Dahası, iktidar yetkilileri ve de onların medyadaki akisleri, “Kürtlerin lideri aslında, Kürt siyasetinin diğer aktörlerinin devreden çıkmasına bir itirazı yok”, hatta daha fazlasını demiş oluyor. Yalçın Akdoğan, “Öcalan bunları sopayla kovar” dememiş miydi? Bu sıradan bir iktidar propagandası ise sorunlu, içinde bazı gerçekleri barındırıyorsa daha da sorunlu. İktidar, Kürt siyasetinin dinamiklerini anlamaya çalışmak yerine, istediği gibi kullanmak gibi bir yanlış hesap yaptığı için bu vahim noktaya gelindi, aynı akılla gidilecek yer daha da kötü ve vahim olacak. Süreç, Kürt meselesinin “çözüm”ü değil, “Kürtlerin çözülmesi” süreci olarak tasarlandığı için battı, şimdi aynı yoldan devam edileceği müjdesi veriliyor.

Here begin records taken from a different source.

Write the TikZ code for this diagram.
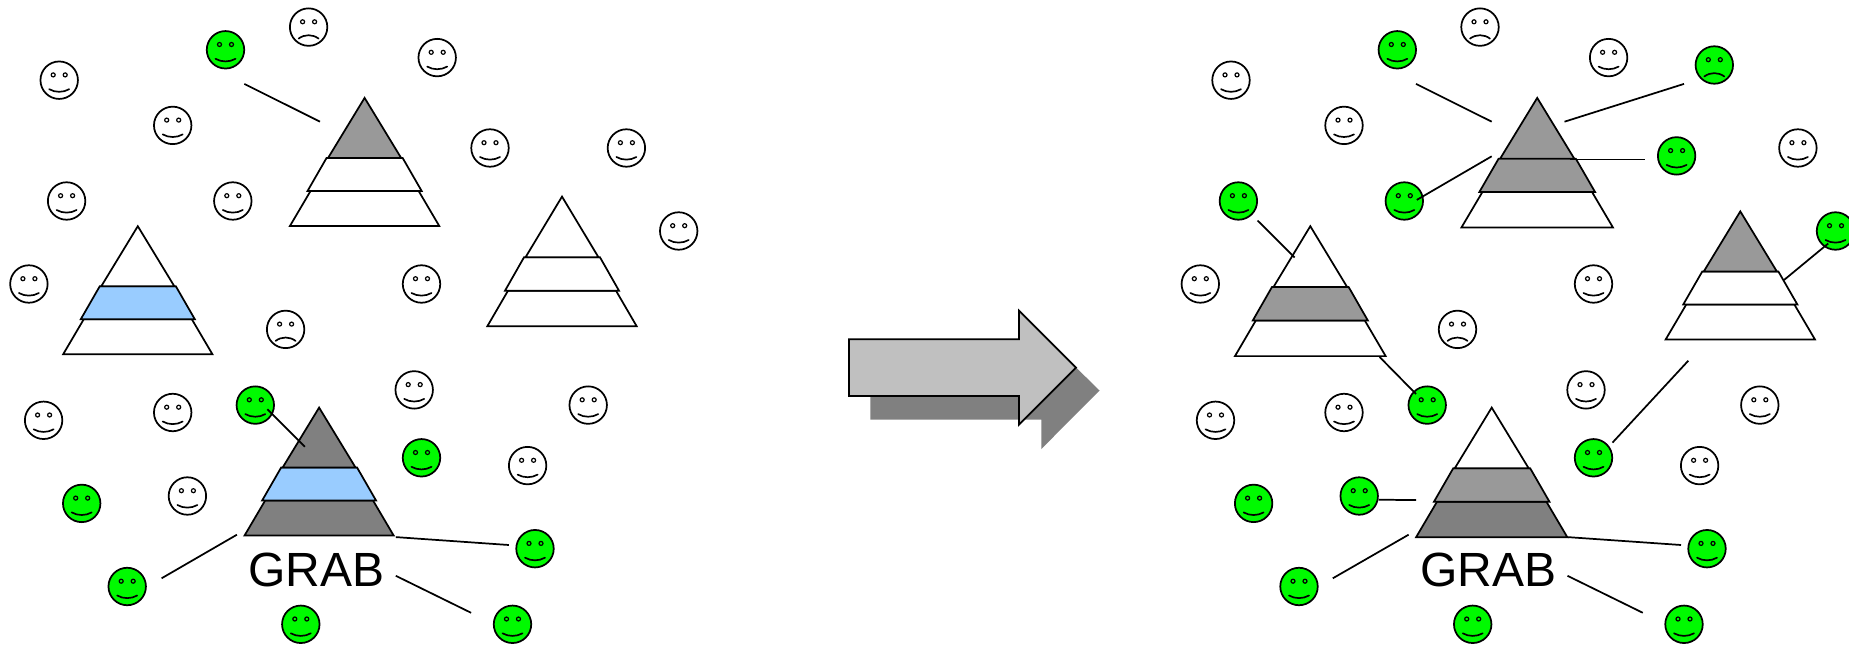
\documentclass[tikz,border=0pt]{standalone}
\usepackage{fontspec}
\setmainfont{Liberation Sans}
\definecolor{facegreen}{HTML}{00FA00}
\definecolor{tiergrey}{HTML}{999999}
\definecolor{tierdark}{HTML}{808080}
\definecolor{tierblue}{HTML}{99CCFF}
\definecolor{arrowgrey}{HTML}{C0C0C0}
\tikzset{
  facebody/.style={circle,draw=black,line width=1.3pt,minimum size=28.1pt,inner sep=0pt,outer sep=0pt},
  whiteface/.style={facebody,fill=white},
  greenface/.style={facebody,fill=facegreen},
  facemark/.style={draw=black,line width=1.25pt,line cap=round},
  tier/.style={draw=black,line width=1.3pt,line join=miter},
  link/.style={draw=black,line width=1.3pt},
  caption/.style={inner sep=0pt,font=\fontsize{36}{40}\selectfont,text=black}
}
\newcommand{\faceeyes}[2]{%
  \draw[draw=black,line width=.9pt] ({#1-6},{#2-5.3}) circle[radius=1.5pt];
  \draw[draw=black,line width=.9pt] ({#1+6},{#2-5.3}) circle[radius=1.5pt];}
% name, x, y, style
\newcommand{\smiler}[4]{%
  \node[#4] (#1) at (#2,#3) {};
  \faceeyes{#2}{#3}
  \draw[facemark] ({#2-10},{#3+9}) .. controls ({#2-4},{#3+12.5}) and ({#2+4},{#3+12.5}) .. ({#2+10},{#3+9});}
\newcommand{\frowner}[4]{%
  \node[#4] (#1) at (#2,#3) {};
  \faceeyes{#2}{#3}
  \draw[facemark] ({#2-10},{#3+11.5}) .. controls ({#2-4},{#3+7}) and ({#2+4},{#3+7}) .. ({#2+10},{#3+11.5});}
% apex x, apex y, xscale, yscale, top colour, middle colour, bottom colour
\newcommand{\pyramid}[7]{%
  \begin{scope}[shift={(#1,#2)},xscale=#3,yscale=#4]
    \draw[tier,fill=#7] (-54,93) -- (54,93) -- (74.6,128) -- (-74.6,128) -- cycle;
    \draw[tier,fill=#6] (-38,60) -- (38,60) -- (57,93) -- (-57,93) -- cycle;
    \draw[tier,fill=#5] (0,0) -- (36.5,60) -- (-36.5,60) -- cycle;
  \end{scope}}
\newcommand{\linkseg}[5]{%
  \coordinate (#1a) at (#2,#3);
  \coordinate (#1b) at (#4,#5);
  \draw[link] (#1a) -- (#1b);}
\begin{document}
\begin{tikzpicture}[x=0.75pt,y=-0.75pt]
\useasboundingbox (0,0) rectangle (1849,645);
\clip (0,0) rectangle (1849,645);
\fill[white] (0,0) rectangle (1849,645);
% ---------- left panel ----------
\pyramid{364.6}{97.9}{1}{1}{tiergrey}{white}{white}
\pyramid{137.8}{226.2}{1}{1}{white}{tierblue}{white}
\pyramid{562}{196.6}{1}{1.012}{white}{white}{white}
\pyramid{319.1}{407.6}{1}{1}{tierdark}{tierblue}{tierdark}
\smiler{la}{59.2}{80.2}{whiteface}
\smiler{lb}{172.7}{125.4}{whiteface}
\smiler{lc}{437.2}{57.6}{whiteface}
\smiler{ld}{490}{148}{whiteface}
\smiler{le}{626.4}{148}{whiteface}
\smiler{lf}{66.6}{201}{whiteface}
\smiler{lg}{232.8}{201}{whiteface}
\smiler{lh}{678.7}{231}{whiteface}
\smiler{li}{28.9}{284}{whiteface}
\smiler{lj}{421.5}{284}{whiteface}
\smiler{lk}{43.6}{420.3}{whiteface}
\smiler{ll}{172.7}{412.5}{whiteface}
\smiler{lm}{414.2}{389.9}{whiteface}
\smiler{ln}{588.2}{405.1}{whiteface}
\smiler{lo}{527.6}{465.6}{whiteface}
\smiler{lp}{187.4}{496}{whiteface}
\frowner{lq}{308.6}{27.1}{whiteface}
\frowner{lr}{285.6}{329.4}{whiteface}
\smiler{ls}{225.5}{49.8}{greenface}
\smiler{lt}{255.3}{405.1}{greenface}
\smiler{lu}{421.5}{457.8}{greenface}
\smiler{lv}{81.7}{503.4}{greenface}
\smiler{lw}{535}{548.7}{greenface}
\smiler{lx}{127.2}{586.5}{greenface}
\smiler{ly}{300.8}{624.3}{greenface}
\smiler{lz}{512.5}{624.3}{greenface}
\linkseg{ca}{244.3}{83.9}{320}{121.7}
\linkseg{cb}{267.3}{409.2}{304.9}{446.7}
\linkseg{cc}{236.9}{534.7}{161.6}{578.3}
\linkseg{cd}{395.8}{537.1}{508.8}{545}
\linkseg{ce}{395.8}{575.8}{471.1}{612.8}
\node[caption] (grableft) at (316.3,570) {GRAB};
% ---------- block arrow ----------
\fill[tierdark] (870.3,362) -- (1041.3,362) -- (1041.3,333.4) -- (1099.5,390.5) -- (1041.3,449) -- (1041.3,419.5) -- (870.3,419.5) -- cycle;
\draw[fill=arrowgrey,draw=black,line width=1.35pt,line join=miter] (849,339.3) -- (1019,339.3) -- (1019,310.7) -- (1076,367.7) -- (1019,424.7) -- (1019,396) -- (849,396) -- cycle;
% ---------- right panel ----------
\pyramid{1537.2}{97.9}{1.015}{1.012}{tiergrey}{tiergrey}{white}
\pyramid{1310.3}{226.2}{1.01}{1.015}{white}{tiergrey}{white}
\pyramid{1740.3}{211.4}{1}{1}{tiergrey}{white}{white}
\pyramid{1491.7}{407.6}{1.013}{1.012}{white}{tiergrey}{tierdark}
\smiler{ra}{1231}{80.2}{whiteface}
\smiler{rb}{1344}{125.4}{whiteface}
\smiler{rc}{1608.6}{57.6}{whiteface}
\smiler{rd}{1797.9}{148}{whiteface}
\smiler{re}{1200.3}{284}{whiteface}
\smiler{rf}{1593.5}{284}{whiteface}
\smiler{rg}{1215.5}{420.3}{whiteface}
\smiler{rh}{1344}{412.5}{whiteface}
\smiler{ri}{1586}{389.9}{whiteface}
\smiler{rj}{1759.8}{405.1}{whiteface}
\smiler{rk}{1699.6}{465.6}{whiteface}
\frowner{rl}{1480}{27.1}{whiteface}
\frowner{rm}{1457.5}{329.4}{whiteface}
\smiler{rn}{1397.3}{49.8}{greenface}
\smiler{ro}{1676.6}{155.9}{greenface}
\smiler{rp}{1404.3}{201}{greenface}
\smiler{rq}{1238.4}{201}{greenface}
\smiler{rr}{1835.5}{231}{greenface}
\smiler{rs}{1427.2}{405.1}{greenface}
\smiler{rt}{1593.5}{457.8}{greenface}
\smiler{ru}{1253.6}{503.4}{greenface}
\smiler{rv}{1359.2}{496}{greenface}
\smiler{rw}{1707}{548.7}{greenface}
\smiler{rx}{1299}{586.5}{greenface}
\smiler{ry}{1472.7}{624.3}{greenface}
\smiler{rz}{1684}{624.3}{greenface}
\frowner{rgf}{1714.3}{65}{greenface}
\linkseg{da}{1416}{83.9}{1491.7}{121.7}
\linkseg{db}{1564.5}{121.7}{1684}{83.9}
\linkseg{dc}{1570}{159.5}{1645.4}{159.5}
\linkseg{dd}{1491.7}{156.3}{1416.8}{199.9}
\linkseg{de}{1257.5}{220.5}{1294.7}{257.5}
\linkseg{df}{1379.6}{357}{1416}{394}
\linkseg{dg}{1784}{280}{1828.2}{243.5}
\linkseg{dh}{1688.3}{360.7}{1612.5}{442.6}
\linkseg{di}{1378.7}{499.7}{1416}{500.1}
\linkseg{dj}{1408.6}{534.7}{1332.8}{578.3}
\linkseg{dk}{1567.5}{537.1}{1681}{545}
\linkseg{dl}{1567.5}{575.8}{1642.8}{612.8}
\node[caption] (grabright) at (1488,570) {GRAB};
\end{tikzpicture}
\end{document}
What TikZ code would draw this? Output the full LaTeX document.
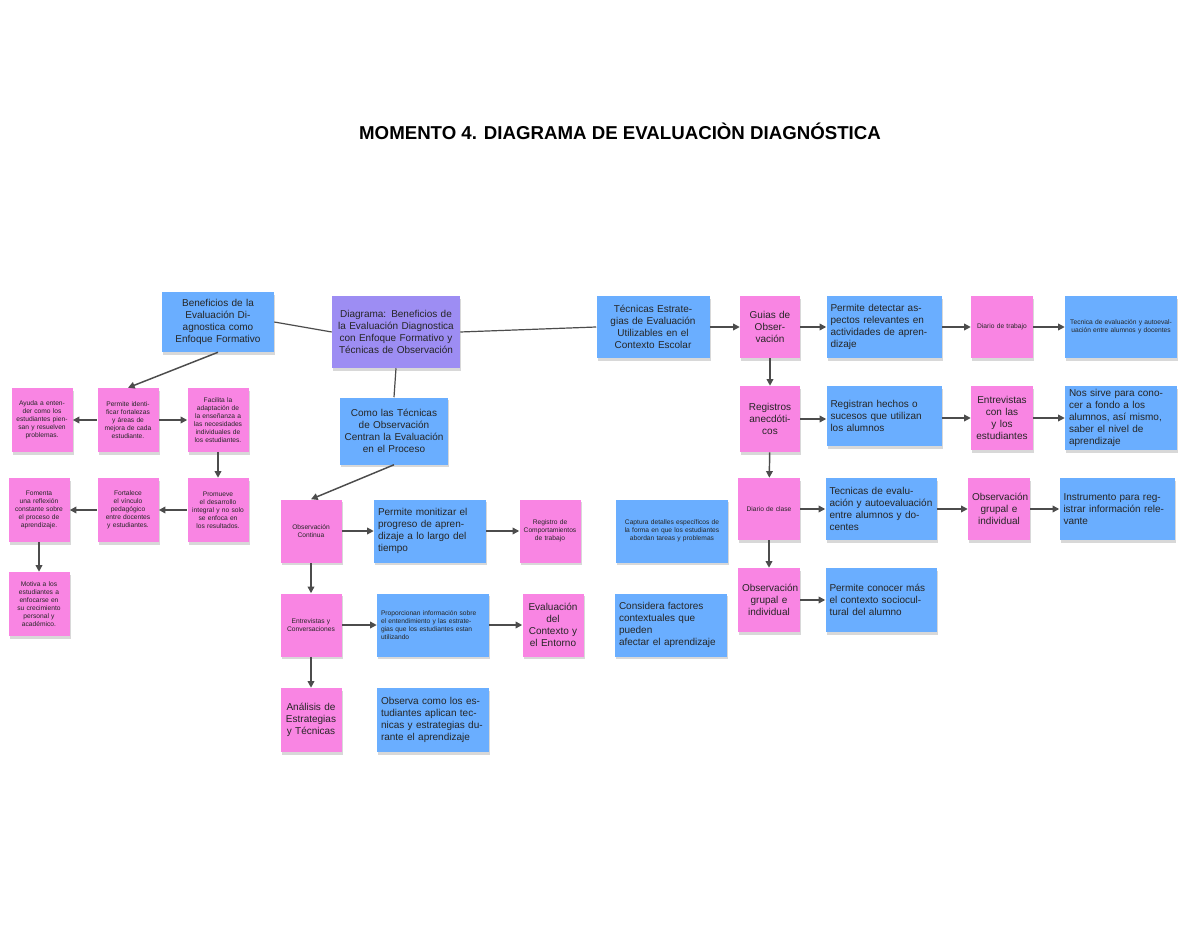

Diğer taraftan, işin içinde gerçeklik varsa, yani Kürt siyasetinin liderinin aklı da buna yatıyorsa, durum çok daha vahim. Çünkü, bu durumda, Kürt siyaseti, “liderinden” ve yalnız ondan ibaret, dahası bu lider için, demokratik siyaset alanının taktik bir hamle olmaktan başka bir anlamı yok demek. Bu durumda, Kürtlerin demokratik zemindeki partisi onun için “kurun deyince kurulup, söylediklerini beğenmediğinde yok sayılabilecek bir organ” demek. İktidar çevresinin, durumun böyle olmasını istediği açık, yazdıklarıma “zavallı saf entel, sen ne sanıyordun?” diye gülümsemeleri normal. Peki diğerleri?

HDP ile ayrışma

Kürt siyaseti, “aramızda ayrışma yok, bu düşman propagandası” deyip duruyor, ama HDP’ye karşı tutumları açık bir ayrışmanın altını çizmiş olmuyor mu? İktidar çevreleri, “aslında Öcalan hem Kandil, hem HDP’den rahatsız” diyerek, Kandil’in ve HDP’nin zayıflatılması sürecine liderlerinin kayıtsız olduğunu, hatta daha fazlasını ima edip duruyor. Ya liderleri gerçekten rahatsızsa, onların aralarındaki “iletişim sorunu” bize savaş ve ölüm olarak geri dönüyorsa? Veya, ya iktidar da, Kürt siyaseti de yürüttükleri süreçte savaşı geçici bir taktik hamle olarak görüyor, bunca barış vaadinden sonra dahi, göz göre göre gençleri ölüme gönderiyorsa?

Barış borçlular

Bizim kafamızdaki sorular bunlar, bu sorulara iktidar yetkililerinin verdiği cevaplar ise oldukça “zihin açıcı”, ama fazlasıyla mide bulandırıcı. Devlet, kudret aklı gibi pazarlanan, aslında ölüm üzerinden oynanan kirli bir oyunun itirafı. Barışla, demokrasi ile yönetmeyi başaramadılar, yetmedi, yaptıkları kirli hesaplar da tutmadı, ülkeyi kana boğdular, şimdi utanıp sıkılmak yerine hâlâ oyun kurma iddiasında fetva veriyorlar. İktidar yetkililerinden bize ulaştırılan sadece bu. Diğer taraftan, Kürt siyasetinin de bize “barış” borcu var. Barış sürecine yapılan eleştirileri iktidar “barış karşıtlığı” diye yaftalayıp sustururken, benzer bir tutum takındılar, barış adına çoğu zaman sustuk. Demek ki, onlar da ne yaptıklarını bilmiyormuş, sonuç ortada; ama bu sonucun sorumluluğunun üzerlerine düşen kısmını yüklenmek zorundalar. Bize barış borçlular, işe seçimlerin güvenliği konusunu bahane edecek iktidara gerekçe oluşturmamakla başlayabilirler.